As a university lecturer and Business English teacher she remains an avid observer not only of British society but also of the political landscape in Great Britain.
She lives with her family in the South of Germany.
M.J. Boyle succeeds, once again, in taking an inspired look at British society. Empire Close is where Ted (the main character) has spent his entire married life. There are only six houses, but each has a story to tell. As Ted sits by his bay window looking out, feeling nostalgic and confined, he recollects the people who now have left the Close. The families he felt so akin to, the families he so respected. As they moved out, others, with whom he felt no bond whatsoever, moved in. As stated on the book cover, “when a man faces his destiny, destiny ends and man comes into his own” and accordingly Ted is forced to face up to the fact that his house also harbours a story. One he knew nothing of, one which will potentially change his life. Ted is a perfect protagonist –on the one hand you want to despise him for his snobbery, on the other you feel compelled to feel sorry for him in his situation. Whichever emotion prevails, you feel you`ve enjoyed a good read.

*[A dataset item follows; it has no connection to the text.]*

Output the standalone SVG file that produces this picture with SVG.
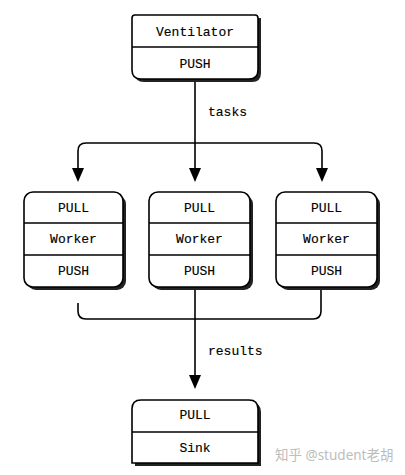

The world seen through the eyes of a disabled, wheel-chair bound protagonist recalling his life during the British Empire and post war era; nostalgic for some past “Britishness” amidst a community unwittingly dysfunctional, snobbish, ignorant and bigoted. All changing with the passing of the Nationality Act in 1948, and the xenophobic reactions to a series of newcomers seen to be “infiltrators” somehow poisoning the respectability and (false) bonhomie of the original community. The protagonist trapped both physically and emotionally by his disability, remains stuck in a groove while unknown to him his wife is quietly helping the newcomers, whose responses after her death show deep intelligence, natural kindness and true neighbourliness. This insightful novella is at first an indictment of those who deny our long history of new settlements (Roman, Saxon, Viking and Norman) and the renaissance of culture and language they brought and finally a hymn to modern day multiculturalism. Ted’s final words are a warning to those who may wish to return to some perverse and cosy Britishness.